The air conditioner has sent the dye’s ammoniac odour out toward the Gulf of Mexico and now the remaining whir of air is cool and pleasantly chemical, only faint emanations from shiny appliances and fresh paint. The room’s surfaces are pristine. With the gourmet’s food prepping island and abundant square footage of countertop, this kitchen is a colossus compared to the slivers of granite that are affordable anywhere in the vicinity of downtown Vancouver. Alongside the desert suburb surroundings, the kitchen’s unavoidable there-ness has thrown our daily routine off course. By the smallest of increments, mind you; the workday appears the same but isn’t, not quite, like the pod-grown body snatchers of a sci-fi movie. We’re slowly adjusting.
   “How was work?” I ask.
   “Fine. Well, actually I’m stalled, so I flipped through a few books for direction.” Jeff stands next to me at the sink and bumps his hip into mine.

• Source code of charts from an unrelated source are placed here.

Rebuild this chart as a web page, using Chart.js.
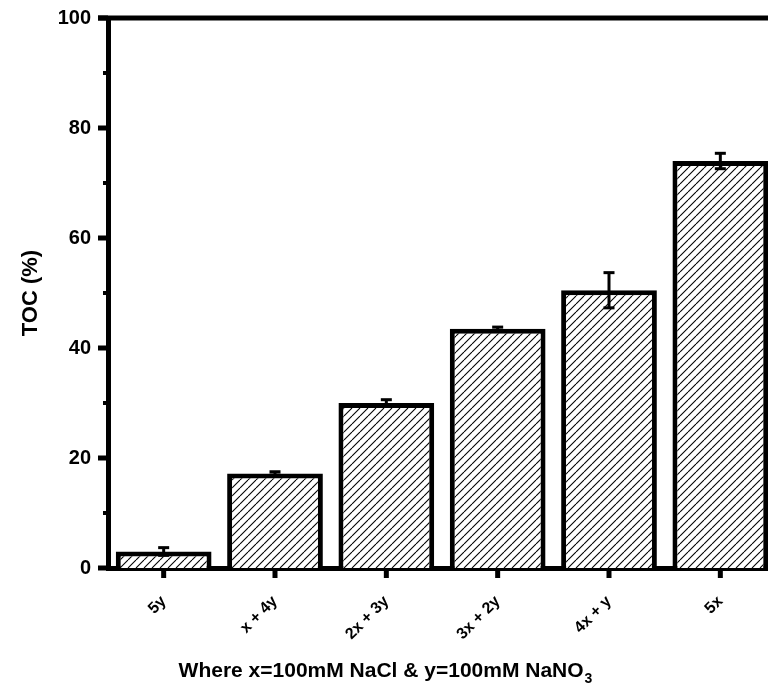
<!DOCTYPE html>
<html>
<head>
<meta charset="utf-8">
<title>TOC (%)</title>
<style>
  html, body { margin: 0; padding: 0; background: #fff; overflow: hidden; }
  #wrap { width: 780px; height: 690px; position: relative; }
</style>
<script src="https://cdn.jsdelivr.net/npm/chart.js@4/dist/chart.umd.min.js"></script>
</head>
<body>
<div id="wrap"><canvas id="toc"></canvas></div>
<script>
  // salt mixtures and measured TOC removal
  const categories = ['5y', 'x + 4y', '2x + 3y', '3x + 2y', '4x + y', '5x'];
  const tocValues  = [3.0, 17.2, 30.0, 43.5, 50.5, 74.0];
  const tocErrors  = [0.7, 0.3, 0.6, 0.3, 3.2, 1.4];
  const yMajorTicks = [0, 20, 40, 60, 80, 100];
  const yMinorTicks = [10, 30, 50, 70, 90];

  const FONT = '"Liberation Sans", Arial, Helvetica, sans-serif';
  const INK = '#000';

  // diagonal "/" hatch used as bar fill
  function makeHatch() {
    const s = 8;
    const tile = document.createElement('canvas');
    tile.width = s; tile.height = s;
    const g = tile.getContext('2d');
    g.fillStyle = '#fff';
    g.fillRect(0, 0, s, s);
    g.strokeStyle = '#000';
    g.lineWidth = 1.1;
    for (const k of [-s, 0, s]) {
      g.beginPath();
      g.moveTo(k, s);
      g.lineTo(k + s, 0);
      g.stroke();
    }
    return g.createPattern(tile, 'repeat');
  }

  // frame top, tick marks, error bars and the x title (with subscript)
  const decorPlugin = {
    id: 'decor',
    afterDatasetsDraw(chart) {
      const { ctx, chartArea: a, scales: { x, y } } = chart;
      ctx.save();
      ctx.fillStyle = INK;
      ctx.strokeStyle = INK;

      // top frame line
      ctx.fillRect(a.left - 10, a.top - 2.5, chart.width, 5);

      // y ticks, outward
      yMajorTicks.forEach(v => {
        const py = y.getPixelForValue(v);
        ctx.fillRect(a.left - 10, py - 2.5, 10, 5);
      });
      yMinorTicks.forEach(v => {
        const py = y.getPixelForValue(v);
        ctx.fillRect(a.left - 5, py - 2, 5, 4);
      });

      // x ticks below the axis
      categories.forEach((c, i) => {
        const px = x.getPixelForValue(i);
        ctx.fillRect(px - 2.5, a.bottom, 5, 10);
      });

      // error bars
      tocValues.forEach((v, i) => {
        const px = x.getPixelForValue(i);
        const hi = y.getPixelForValue(v + tocErrors[i]);
        const lo = y.getPixelForValue(v - tocErrors[i]);
        ctx.lineWidth = 3;
        ctx.beginPath();
        ctx.moveTo(px, hi);
        ctx.lineTo(px, lo);
        ctx.stroke();
        ctx.fillRect(px - 5.5, hi - 1.5, 11, 3);
        ctx.fillRect(px - 5.5, lo - 1.5, 11, 3);
      });

      // x axis title with NO3 subscript
      const main = 'Where x=100mM NaCl & y=100mM NaNO';
      const sub = '3';
      ctx.font = 'bold 21px ' + FONT;
      const w1 = ctx.measureText(main).width;
      ctx.font = 'bold 14px ' + FONT;
      const w2 = ctx.measureText(sub).width;
      const cx = 385;
      const x0 = cx - (w1 + w2) / 2;
      const base = 677;
      ctx.textBaseline = 'alphabetic';
      ctx.textAlign = 'left';
      ctx.font = 'bold 21px ' + FONT;
      ctx.fillText(main, x0, base);
      ctx.font = 'bold 14px ' + FONT;
      ctx.fillText(sub, x0 + w1 + 1, base + 6);
      ctx.restore();
    }
  };

  const ctx = document.getElementById('toc');
  new Chart(ctx, {
    type: 'bar',
    data: {
      labels: categories,
      datasets: [{
        label: 'TOC (%)',
        data: tocValues,
        backgroundColor: makeHatch(),
        borderColor: INK,
        borderWidth: 5,
        borderSkipped: 'bottom',
        barPercentage: 0.86,
        categoryPercentage: 1.0
      }]
    },
    options: {
      responsive: true,
      maintainAspectRatio: false,
      animation: false,
      devicePixelRatio: 1,
      layout: { padding: { top: 18, right: 4, left: 0, bottom: 0 } },
      plugins: {
        legend: { display: false },
        tooltip: { enabled: false }
      },
      scales: {
        x: {
          afterFit: s => { s.height = 122; s.paddingLeft = 0; s.paddingRight = 0; },
          grid: { display: false, drawTicks: false },
          border: { display: true, color: INK, width: 5 },
          ticks: {
            color: INK,
            minRotation: 45, maxRotation: 45,
            padding: 24,
            font: { family: FONT, size: 16, weight: 'bold' }
          }
        },
        y: {
          min: 0, max: 100,
          afterFit: s => { s.width = 108; s.paddingTop = 0; s.paddingBottom = 0; },
          afterBuildTicks: s => { s.ticks = yMajorTicks.map(v => ({ value: v })); },
          grid: { display: false, drawTicks: false },
          border: { display: true, color: INK, width: 5 },
          ticks: {
            color: INK,
            padding: 17,
            font: { family: FONT, size: 20, weight: 'bold' }
          },
          title: {
            display: true,
            text: 'TOC (%)',
            color: INK,
            padding: { top: 18, bottom: 0 },
            font: { family: FONT, size: 22, weight: 'bold' }
          }
        }
      }
    },
    plugins: [decorPlugin]
  });
</script>
</body>
</html>
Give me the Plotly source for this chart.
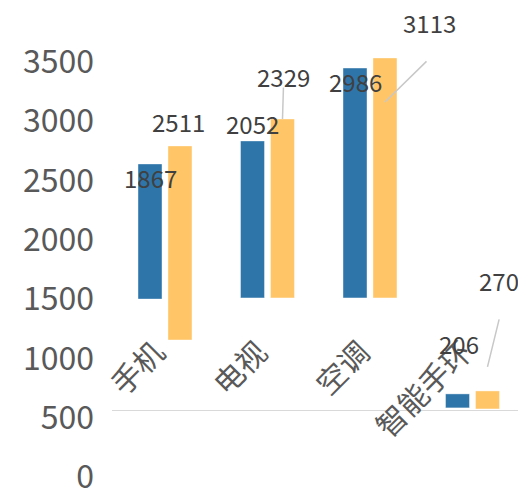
import plotly.graph_objects as go

categories = ["手机", "电视", "空调", "智能手环"]

# data labels shown on the chart
blue_values = [1867, 2052, 2986, 206]
orange_values = [2511, 2329, 3113, 270]

# bar extents as drawn (y-axis units)
blue_base = [1500, 1510, 1510, 582]
blue_top = [2640, 2834, 3449, 700]
orange_base = [1155, 1510, 1510, 573]
orange_top = [2792, 3019, 3534, 725]

y_ticks = [0, 500, 1000, 1500, 2000, 2500, 3000, 3500]

BLUE = "#2E75AA"
ORANGE = "#FFC566"
FONT = "Noto Sans CJK SC"

fig = go.Figure()
fig.add_trace(go.Bar(
    x=categories, y=[t - b for t, b in zip(blue_top, blue_base)], base=blue_base,
    marker=dict(color=BLUE, line=dict(color="rgba(255,255,255,0.4)", width=1)),
    hoverinfo="skip", showlegend=False))
fig.add_trace(go.Bar(
    x=categories, y=[t - b for t, b in zip(orange_top, orange_base)], base=orange_base,
    marker=dict(color=ORANGE, line=dict(color="rgba(255,255,255,0.4)", width=1)),
    hoverinfo="skip", showlegend=False))

# label placement (pixel shifts / y positions in axis units)
blue_label_y = [2530, 2986, 3340, 1130]
blue_label_dx = [-14, -14.5, -14, -13.5]
orange_label_y = [3002, 3382, 3835, 1661]
orange_label_dx = [14, 16.5, 60, 26.5]

annotations = []
for i, c in enumerate(categories):
    annotations.append(dict(x=c, y=blue_label_y[i], xshift=blue_label_dx[i], text=str(blue_values[i]),
                            showarrow=False, height=26, borderpad=0,
                            font=dict(size=24, color="#404040", family=FONT)))
    annotations.append(dict(x=c, y=orange_label_y[i], xshift=orange_label_dx[i], text=str(orange_values[i]),
                            showarrow=False, height=26, borderpad=0,
                            font=dict(size=24, color="#404040", family=FONT)))

# leader lines (category index, tip y, ax, ay)
leaders = [(1, 3019, 1, -33), (2, 3163, 43, -42), (3, 928, 12, -49)]
for ci, ty, ax, ay in leaders:
    annotations.append(dict(x=categories[ci], y=ty, xshift=15, text="", showarrow=True,
                            arrowhead=0, arrowwidth=1.5, arrowcolor="#c8c8c8",
                            ax=ax, ay=ay, font=dict(size=1)))

fig.update_layout(
    width=518, height=489,
    margin=dict(l=104, r=0, t=0, b=20, pad=0),
    paper_bgcolor="white", plot_bgcolor="white",
    barmode="group", bargap=0.415, bargroupgap=0.2,
    font=dict(family=FONT, color="#595959"),
    xaxis=dict(range=[-0.517, 3.522], anchor="free", position=0.1429,
               showline=True, linecolor="#d9d9d9", linewidth=1,
               showgrid=False, zeroline=False, ticks="", automargin=False,
               tickangle=-45, tickfont=dict(size=30, color="#595959", family=FONT),
               ticklabelstandoff=-88, ticklabelshift=-9),
    yaxis=dict(range=[-1, 3955.5], tickvals=y_ticks, showgrid=False, zeroline=False,
               showline=False, ticks="", ticklabeloverflow="allow",
               tickfont=dict(size=32, color="#595959", family=FONT),
               ticklabelstandoff=17),
    annotations=annotations,
)

fig.write_html("out.html")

    “You two sounded like you were having fun,” he says, “I’m glad.”
The kitchen looks onto the wide road. In between there’s our yard, a stretch of rust Texas dirt, the landscaping of which has not been a priority.

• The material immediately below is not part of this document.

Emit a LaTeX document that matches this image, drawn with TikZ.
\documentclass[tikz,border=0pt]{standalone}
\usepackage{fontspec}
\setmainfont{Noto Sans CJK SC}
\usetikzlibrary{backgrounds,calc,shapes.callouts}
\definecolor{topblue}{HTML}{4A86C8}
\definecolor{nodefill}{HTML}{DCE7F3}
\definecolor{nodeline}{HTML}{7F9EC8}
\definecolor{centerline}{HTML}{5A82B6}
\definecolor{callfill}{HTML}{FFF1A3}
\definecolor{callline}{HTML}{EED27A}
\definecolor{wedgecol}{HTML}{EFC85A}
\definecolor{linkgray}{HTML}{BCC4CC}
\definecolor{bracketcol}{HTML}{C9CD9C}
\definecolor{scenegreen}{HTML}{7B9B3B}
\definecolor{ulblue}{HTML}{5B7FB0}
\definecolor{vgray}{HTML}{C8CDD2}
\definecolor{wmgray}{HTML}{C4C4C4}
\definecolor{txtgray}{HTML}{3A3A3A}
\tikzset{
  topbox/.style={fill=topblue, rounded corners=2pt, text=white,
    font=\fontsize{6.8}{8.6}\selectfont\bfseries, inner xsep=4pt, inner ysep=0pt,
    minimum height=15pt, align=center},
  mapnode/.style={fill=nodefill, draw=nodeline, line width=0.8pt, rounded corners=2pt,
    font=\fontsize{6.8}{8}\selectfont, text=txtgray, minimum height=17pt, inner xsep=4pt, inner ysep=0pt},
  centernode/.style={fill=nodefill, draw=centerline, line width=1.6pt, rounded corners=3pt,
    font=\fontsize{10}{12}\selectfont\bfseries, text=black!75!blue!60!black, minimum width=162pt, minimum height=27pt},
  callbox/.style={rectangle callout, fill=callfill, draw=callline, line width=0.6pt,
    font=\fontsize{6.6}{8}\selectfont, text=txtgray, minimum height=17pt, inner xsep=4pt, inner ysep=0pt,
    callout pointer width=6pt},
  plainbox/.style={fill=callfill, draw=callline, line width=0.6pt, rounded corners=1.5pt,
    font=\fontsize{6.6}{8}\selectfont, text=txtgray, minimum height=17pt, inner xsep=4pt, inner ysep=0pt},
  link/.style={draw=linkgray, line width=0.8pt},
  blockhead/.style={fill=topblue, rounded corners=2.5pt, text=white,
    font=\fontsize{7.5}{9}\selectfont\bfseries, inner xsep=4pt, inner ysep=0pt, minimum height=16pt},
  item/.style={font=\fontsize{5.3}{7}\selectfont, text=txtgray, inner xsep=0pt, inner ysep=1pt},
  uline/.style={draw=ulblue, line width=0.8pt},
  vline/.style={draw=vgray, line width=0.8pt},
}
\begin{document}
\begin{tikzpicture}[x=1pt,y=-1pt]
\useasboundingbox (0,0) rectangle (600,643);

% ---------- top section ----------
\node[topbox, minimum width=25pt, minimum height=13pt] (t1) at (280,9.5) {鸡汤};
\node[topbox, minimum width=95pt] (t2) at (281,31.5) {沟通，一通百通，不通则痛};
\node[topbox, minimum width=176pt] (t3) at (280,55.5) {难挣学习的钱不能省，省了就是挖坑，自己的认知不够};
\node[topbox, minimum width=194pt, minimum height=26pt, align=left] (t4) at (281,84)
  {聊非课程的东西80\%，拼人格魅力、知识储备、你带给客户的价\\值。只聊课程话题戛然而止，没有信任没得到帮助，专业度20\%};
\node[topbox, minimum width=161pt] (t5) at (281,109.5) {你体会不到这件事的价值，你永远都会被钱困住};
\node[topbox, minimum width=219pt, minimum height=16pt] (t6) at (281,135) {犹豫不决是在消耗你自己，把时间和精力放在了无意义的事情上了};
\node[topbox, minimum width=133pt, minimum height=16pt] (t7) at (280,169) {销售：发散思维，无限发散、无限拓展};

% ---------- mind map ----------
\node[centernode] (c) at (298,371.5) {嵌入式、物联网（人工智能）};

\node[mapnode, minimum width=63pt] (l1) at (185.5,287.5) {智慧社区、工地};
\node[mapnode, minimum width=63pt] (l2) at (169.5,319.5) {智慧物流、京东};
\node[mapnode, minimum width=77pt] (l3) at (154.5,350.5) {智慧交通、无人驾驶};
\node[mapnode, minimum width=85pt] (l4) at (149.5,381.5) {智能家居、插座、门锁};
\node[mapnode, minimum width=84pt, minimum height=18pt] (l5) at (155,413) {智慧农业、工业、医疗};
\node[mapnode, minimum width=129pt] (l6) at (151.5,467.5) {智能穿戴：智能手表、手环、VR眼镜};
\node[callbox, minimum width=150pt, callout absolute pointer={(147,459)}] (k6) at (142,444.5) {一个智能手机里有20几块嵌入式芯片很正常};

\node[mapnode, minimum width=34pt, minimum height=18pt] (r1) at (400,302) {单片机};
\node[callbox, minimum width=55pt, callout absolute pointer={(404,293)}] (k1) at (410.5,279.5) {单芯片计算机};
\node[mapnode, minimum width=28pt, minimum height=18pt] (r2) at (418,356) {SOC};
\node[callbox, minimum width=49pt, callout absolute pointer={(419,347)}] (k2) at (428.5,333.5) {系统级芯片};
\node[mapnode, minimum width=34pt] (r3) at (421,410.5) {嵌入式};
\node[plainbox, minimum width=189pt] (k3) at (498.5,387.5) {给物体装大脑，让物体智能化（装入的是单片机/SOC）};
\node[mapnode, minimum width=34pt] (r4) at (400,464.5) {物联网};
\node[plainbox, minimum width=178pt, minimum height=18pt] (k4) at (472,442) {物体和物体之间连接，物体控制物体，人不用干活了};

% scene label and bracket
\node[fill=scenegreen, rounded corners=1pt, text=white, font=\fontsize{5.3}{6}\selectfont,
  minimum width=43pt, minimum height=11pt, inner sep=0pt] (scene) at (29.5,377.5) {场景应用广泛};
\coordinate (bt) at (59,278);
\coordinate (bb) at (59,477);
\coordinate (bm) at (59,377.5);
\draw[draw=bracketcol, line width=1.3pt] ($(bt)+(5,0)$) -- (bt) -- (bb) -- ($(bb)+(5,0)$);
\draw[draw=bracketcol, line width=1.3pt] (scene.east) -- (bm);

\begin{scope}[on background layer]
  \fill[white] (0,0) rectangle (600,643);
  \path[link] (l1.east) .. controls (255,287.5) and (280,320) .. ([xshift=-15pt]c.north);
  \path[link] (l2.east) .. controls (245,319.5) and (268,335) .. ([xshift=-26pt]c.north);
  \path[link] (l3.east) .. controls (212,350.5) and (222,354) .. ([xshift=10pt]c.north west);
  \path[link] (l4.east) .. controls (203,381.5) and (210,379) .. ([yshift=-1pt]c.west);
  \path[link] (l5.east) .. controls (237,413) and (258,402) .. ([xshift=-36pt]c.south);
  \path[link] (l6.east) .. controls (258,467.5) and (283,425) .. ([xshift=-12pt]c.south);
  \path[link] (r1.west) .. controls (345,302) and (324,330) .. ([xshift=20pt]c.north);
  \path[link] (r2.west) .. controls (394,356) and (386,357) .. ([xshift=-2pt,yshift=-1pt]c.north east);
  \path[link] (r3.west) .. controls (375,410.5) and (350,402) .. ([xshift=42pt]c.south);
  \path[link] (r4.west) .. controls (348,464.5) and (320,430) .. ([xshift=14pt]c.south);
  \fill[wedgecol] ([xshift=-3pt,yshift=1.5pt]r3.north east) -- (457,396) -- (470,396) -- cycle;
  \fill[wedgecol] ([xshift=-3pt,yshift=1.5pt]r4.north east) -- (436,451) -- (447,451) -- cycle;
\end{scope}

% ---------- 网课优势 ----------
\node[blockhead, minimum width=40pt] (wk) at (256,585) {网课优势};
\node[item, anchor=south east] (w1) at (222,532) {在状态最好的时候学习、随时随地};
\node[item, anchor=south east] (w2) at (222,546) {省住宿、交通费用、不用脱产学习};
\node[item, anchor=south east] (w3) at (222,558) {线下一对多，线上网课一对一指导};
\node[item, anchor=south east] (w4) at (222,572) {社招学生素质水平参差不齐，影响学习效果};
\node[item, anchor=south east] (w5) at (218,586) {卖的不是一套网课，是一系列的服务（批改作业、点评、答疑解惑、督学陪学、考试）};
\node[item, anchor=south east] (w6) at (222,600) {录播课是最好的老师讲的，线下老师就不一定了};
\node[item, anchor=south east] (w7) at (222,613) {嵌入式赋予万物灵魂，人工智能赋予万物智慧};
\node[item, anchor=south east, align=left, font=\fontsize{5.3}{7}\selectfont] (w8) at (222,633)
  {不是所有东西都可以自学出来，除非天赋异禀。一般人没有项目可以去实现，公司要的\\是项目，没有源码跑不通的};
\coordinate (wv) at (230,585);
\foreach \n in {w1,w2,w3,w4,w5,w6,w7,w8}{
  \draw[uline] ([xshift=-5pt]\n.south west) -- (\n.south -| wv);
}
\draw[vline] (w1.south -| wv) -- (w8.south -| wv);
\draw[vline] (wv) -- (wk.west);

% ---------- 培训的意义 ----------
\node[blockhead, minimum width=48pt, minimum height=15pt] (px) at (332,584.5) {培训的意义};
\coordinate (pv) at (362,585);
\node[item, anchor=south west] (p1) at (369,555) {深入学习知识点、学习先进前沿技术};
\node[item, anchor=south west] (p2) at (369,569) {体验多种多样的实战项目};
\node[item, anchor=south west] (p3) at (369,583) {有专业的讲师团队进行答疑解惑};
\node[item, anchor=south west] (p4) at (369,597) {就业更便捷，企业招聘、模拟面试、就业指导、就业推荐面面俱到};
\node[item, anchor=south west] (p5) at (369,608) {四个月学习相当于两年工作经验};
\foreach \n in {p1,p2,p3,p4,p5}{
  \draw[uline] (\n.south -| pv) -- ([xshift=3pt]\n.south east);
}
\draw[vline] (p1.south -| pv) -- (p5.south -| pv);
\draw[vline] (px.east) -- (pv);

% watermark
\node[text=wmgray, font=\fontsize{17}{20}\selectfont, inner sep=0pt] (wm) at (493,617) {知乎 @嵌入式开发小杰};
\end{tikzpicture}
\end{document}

    “She’s alright, all things considered,” I hazard cautiously, “She’s funny, too. You wouldn’t want to piss her off, though.”
    Jeff continues to stare out onto the scorched earth.

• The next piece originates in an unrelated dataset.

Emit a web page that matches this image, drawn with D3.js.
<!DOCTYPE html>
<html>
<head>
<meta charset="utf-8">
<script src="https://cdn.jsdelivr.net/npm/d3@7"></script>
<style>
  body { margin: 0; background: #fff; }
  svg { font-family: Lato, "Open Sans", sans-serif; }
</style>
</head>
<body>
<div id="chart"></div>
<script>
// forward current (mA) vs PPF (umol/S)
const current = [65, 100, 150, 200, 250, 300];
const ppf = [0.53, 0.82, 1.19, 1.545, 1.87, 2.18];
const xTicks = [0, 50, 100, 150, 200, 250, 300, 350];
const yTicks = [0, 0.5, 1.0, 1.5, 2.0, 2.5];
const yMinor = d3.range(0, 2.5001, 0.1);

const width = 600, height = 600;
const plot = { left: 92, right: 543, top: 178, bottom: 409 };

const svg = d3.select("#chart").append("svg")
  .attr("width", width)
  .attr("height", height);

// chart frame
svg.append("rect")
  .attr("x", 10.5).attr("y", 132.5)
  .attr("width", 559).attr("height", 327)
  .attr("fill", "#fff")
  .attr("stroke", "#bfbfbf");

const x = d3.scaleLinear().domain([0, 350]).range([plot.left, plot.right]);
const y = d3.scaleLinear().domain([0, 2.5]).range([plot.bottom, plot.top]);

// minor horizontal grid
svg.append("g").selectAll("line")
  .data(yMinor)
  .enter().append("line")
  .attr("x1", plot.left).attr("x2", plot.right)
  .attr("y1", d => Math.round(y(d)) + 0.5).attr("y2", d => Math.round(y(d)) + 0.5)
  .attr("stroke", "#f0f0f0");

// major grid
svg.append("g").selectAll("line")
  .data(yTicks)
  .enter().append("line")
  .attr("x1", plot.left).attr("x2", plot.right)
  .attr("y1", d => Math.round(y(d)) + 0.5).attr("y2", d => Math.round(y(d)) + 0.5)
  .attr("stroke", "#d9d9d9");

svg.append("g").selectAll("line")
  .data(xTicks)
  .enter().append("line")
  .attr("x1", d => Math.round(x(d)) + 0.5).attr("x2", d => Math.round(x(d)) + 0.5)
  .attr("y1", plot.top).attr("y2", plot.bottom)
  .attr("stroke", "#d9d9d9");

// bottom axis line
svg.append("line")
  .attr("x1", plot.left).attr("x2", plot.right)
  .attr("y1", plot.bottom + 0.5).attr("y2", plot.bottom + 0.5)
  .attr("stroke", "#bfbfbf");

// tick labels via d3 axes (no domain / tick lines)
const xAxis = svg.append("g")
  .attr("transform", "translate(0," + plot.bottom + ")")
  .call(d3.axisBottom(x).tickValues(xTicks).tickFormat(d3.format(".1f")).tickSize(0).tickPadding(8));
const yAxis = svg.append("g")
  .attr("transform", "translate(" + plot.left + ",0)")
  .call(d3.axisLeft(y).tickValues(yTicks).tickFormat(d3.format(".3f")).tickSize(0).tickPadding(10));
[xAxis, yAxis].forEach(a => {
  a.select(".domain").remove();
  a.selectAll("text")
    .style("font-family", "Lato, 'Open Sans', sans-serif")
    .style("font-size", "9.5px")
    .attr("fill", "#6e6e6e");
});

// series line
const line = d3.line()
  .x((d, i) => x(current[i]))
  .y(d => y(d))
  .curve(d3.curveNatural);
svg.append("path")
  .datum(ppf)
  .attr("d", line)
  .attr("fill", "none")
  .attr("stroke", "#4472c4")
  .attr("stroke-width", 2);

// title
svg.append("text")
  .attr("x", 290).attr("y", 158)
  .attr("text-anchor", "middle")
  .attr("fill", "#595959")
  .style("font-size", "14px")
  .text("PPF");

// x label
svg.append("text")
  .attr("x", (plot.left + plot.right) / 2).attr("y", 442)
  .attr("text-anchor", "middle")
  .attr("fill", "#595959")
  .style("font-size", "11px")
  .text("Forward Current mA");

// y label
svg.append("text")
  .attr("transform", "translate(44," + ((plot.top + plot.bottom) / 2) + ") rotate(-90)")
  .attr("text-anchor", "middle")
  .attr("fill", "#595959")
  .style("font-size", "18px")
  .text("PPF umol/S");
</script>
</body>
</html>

“It’s getting to be that time, I guess. What do you want for dinner?”
“Quiche,” Jeff answers. There’s no trace of sarcasm in his voice.
“Quiche? Isn’t it a tad hot for that?” I check thermometer secured outside the kitchen window: 92 degrees. That’s lower than I would have predicted.
“Why not? It’ll be perfect. We don’t have to eat outside.” Like our neighbours, we’ve taken to barbequed meals served at a picnic table.
“Don’t you think that’s kind of stereotypical?” It’s not like I want an argument, but I can’t resist.
“Yes, I suppose you’re right,” Jeff says, making a c’est-la-vie gesture with his hands, “That doesn’t make it any less tasty.”
“Okay, you’re the boss. Quiche it’ll be.” I store the last of the equipment under the sink and walk to the fridge. “We’re going to need eggs, so want to take a walk?”
“In this heat? Nah, let’s drive.” Jeff checks his pockets for the car keys.
“Sure,” I say. I’ll be glad to leave before the phone rings.